Tchaïkovski écrit 12 pièces pour piano pour chaque mois de l’année afin de les publier dans les numéros en série d’un magazine de Saint-Pétersbourg. Le rédacteur en chef a ajouté un poème à chaque morceau sans l’intervention du compositeur. C’est un fait avéré. Aujourd’hui, Yunchan Lim, dans une note de pochette, raconte que la suite décrit la dernière année de la vie d’un homme, un lâcher-prise progressif. Tchaïkovski, qui était alors en pleine composition du Lac des cygnes, avait encore près de vingt ans à vivre et la mort ne faisait pas partie de ses préoccupations immédiates.

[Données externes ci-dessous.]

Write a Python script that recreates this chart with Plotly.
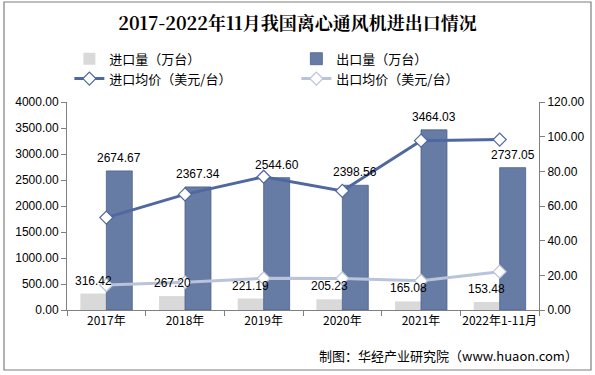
import plotly.graph_objects as go

categories = ["2017年", "2018年", "2019年", "2020年", "2021年", "2022年1-11月"]
import_qty = [316.42, 267.20, 221.19, 205.23, 165.08, 153.48]
export_qty = [2674.67, 2367.34, 2544.60, 2398.56, 3464.03, 2737.05]
import_price = [53.3, 66.7, 76.9, 68.7, 97.7, 98.3]
export_price = [14.4, 16.0, 18.3, 18.2, 16.9, 22.1]

FONT = "Liberation Sans, Arial, Noto Sans CJK SC"
CJK = "Noto Sans CJK SC, Liberation Sans"

fig = go.Figure()
fig.add_trace(go.Bar(
    x=categories, y=import_qty, name="进口量（万台）",
    marker=dict(color="#D9D9D9", line=dict(width=0)),
))
fig.add_trace(go.Bar(
    x=categories, y=export_qty, name="出口量（万台）",
    marker=dict(color="#677CA4", line=dict(color="#4A5F8A", width=0.8)),
))
fig.add_trace(go.Scatter(
    x=categories, y=import_price, name="进口均价（美元/台）", yaxis="y2",
    mode="lines+markers",
    line=dict(color="#5068A0", width=3),
    marker=dict(symbol="diamond", size=10, color="white", line=dict(color="#5068A0", width=1.2)),
))
fig.add_trace(go.Scatter(
    x=categories, y=export_price, name="出口均价（美元/台）", yaxis="y2",
    mode="lines+markers",
    line=dict(color="#B9C4DB", width=3),
    marker=dict(symbol="diamond", size=10, color="white", line=dict(color="#B9C4DB", width=1.2)),
))

# data labels above bars (drawn on top of everything)
for cat, v in zip(categories, import_qty):
    fig.add_annotation(x=cat, y=v, xref="x", yref="y", text=f"{v:.2f}", showarrow=False,
                       xshift=-13, yshift=4, yanchor="bottom",
                       font=dict(family=FONT, size=12, color="black"))
for cat, v in zip(categories, export_qty):
    fig.add_annotation(x=cat, y=v, xref="x", yref="y", text=f"{v:.2f}", showarrow=False,
                       xshift=13, yshift=4, yanchor="bottom",
                       font=dict(family=FONT, size=12, color="black"))

fig.update_layout(
    width=595, height=375,
    margin=dict(l=67, r=56, t=102, b=65, autoexpand=False),
    paper_bgcolor="white", plot_bgcolor="white",
    font=dict(family=FONT, size=12, color="black"),
    title=dict(text="<b>2017-2022年11月我国离心通风机进出口情况</b>",
               x=0.5, xanchor="center", y=0.938, yanchor="middle",
               font=dict(family="Noto Serif CJK SC, Noto Sans CJK SC", size=18, color="black")),
    barmode="group", bargap=0.34, bargroupgap=0,
    showlegend=True,
    legend=dict(orientation="h", x=0.005, xanchor="left", y=1.28, yanchor="top",
                entrywidth=182, entrywidthmode="pixels",
                font=dict(family=CJK, size=13, color="black"),
                tracegroupgap=0, itemwidth=30, bgcolor="rgba(0,0,0,0)"),
    xaxis=dict(showline=True, linecolor="#808080", linewidth=1,
               ticks="outside", tickcolor="#808080", ticklen=5,
               tickson="boundaries", tickangle=0, automargin=False,
               tickfont=dict(family=CJK, size=12, color="black"),
               showgrid=False),
    yaxis=dict(range=[0, 4000], dtick=500, tickformat=".2f", automargin=False,
               showline=True, linecolor="#808080", linewidth=1,
               ticks="outside", tickcolor="#808080", ticklen=5,
               showgrid=False, zeroline=False,
               tickfont=dict(family=FONT, size=12, color="black")),
    yaxis2=dict(range=[0, 120], dtick=20, tickformat=".2f", overlaying="y", side="right",
                automargin=False,
                showline=True, linecolor="#808080", linewidth=1,
                ticks="outside", tickcolor="#808080", ticklen=5,
                showgrid=False, zeroline=False,
                tickfont=dict(family=FONT, size=12, color="black")),
)

# outer frame
fig.add_shape(type="rect", xref="paper", yref="paper",
              x0=-63/472, x1=(591-67)/472, y0=-(370-310)/208, y1=(310-2)/208,
              line=dict(color="#7F7F7F", width=1.2), fillcolor="rgba(0,0,0,0)", layer="below")

fig.add_annotation(text="制图：华经产业研究院（www.huaon.com）", xref="paper", yref="paper",
                   x=(580-67)/472, xanchor="right", y=-(355-310)/208, yanchor="middle",
                   showarrow=False, font=dict(family=CJK, size=13, color="black"))

fig.write_html("out.html", config={"displayModeBar": False},
               post_script="document.body.style.margin='0';")
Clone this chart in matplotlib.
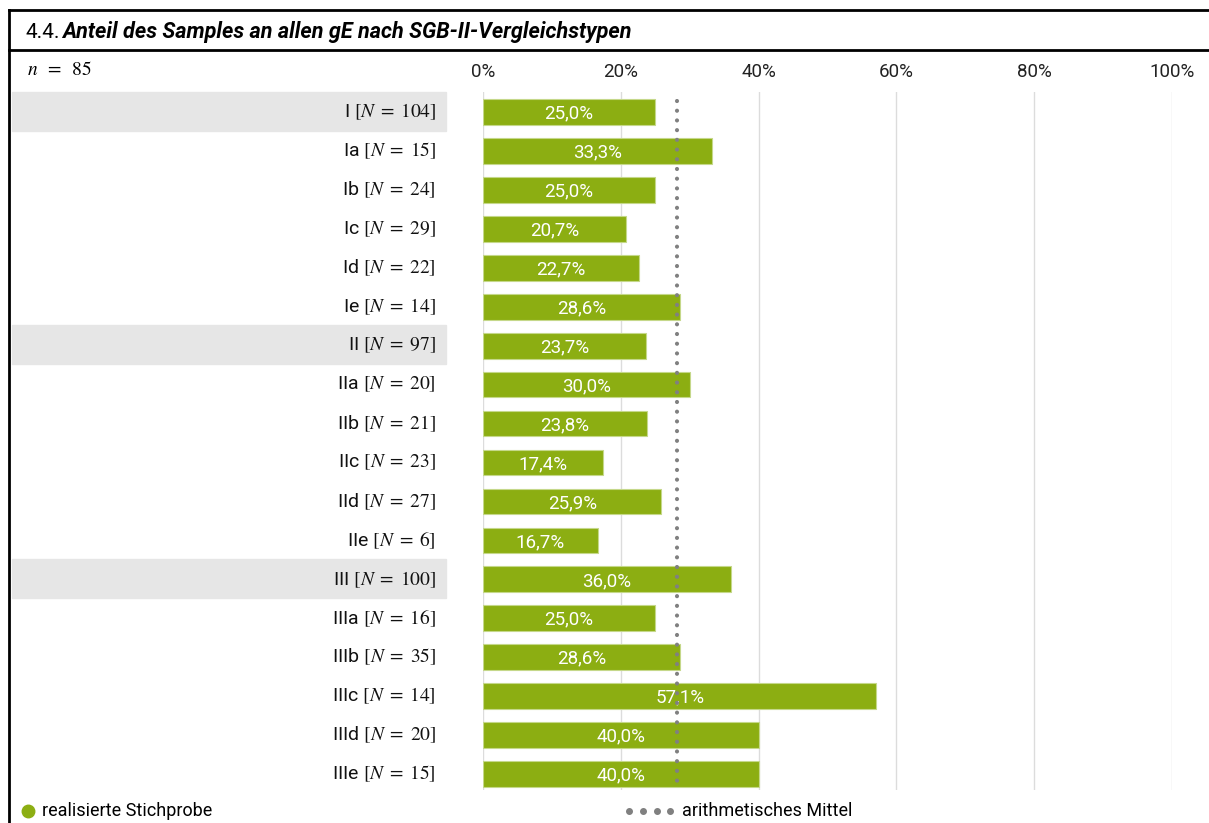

Je ne suis pas très à l’aise avec le narratif du pianiste coréen.
Et qu’en est-il de l’interprétation ? Yunchan Lim, lauréat du concours Van Cliburn 2022, est le pianiste le plus fascinant et le plus éthéré à émerger depuis plus d’une décennie. Jusqu’à présent, il ne s’est pas trompé dans ses enregistrements de Rachmaninov et de Chopin.
Dans le segment de janvier des Saisons, il frôle le kitsch, mais la faute est plutôt attribuable à Tchaïkovski lui-même. En mars, il offre un jeu merveilleux en apesanteur, une plume sur de la neige fondante. Le mois de juin se situe quelque part entre l’espoir et la morosité. Le mois d’août est une course effrénée, une fuite de la raison, peut-être. Octobre est un nuage de génie, le rappel préféré de Rachmaninov. Les deux derniers mois apportent une résolution, pas tout à fait convaincante.
Le jeu de Yunchan, parfois éblouissant, ne suit pas ses propos imaginatifs. À la troisième écoute, son interprétation est profondément satisfaisante et dépourvue d’intentions. Vous ne serez pas déçus.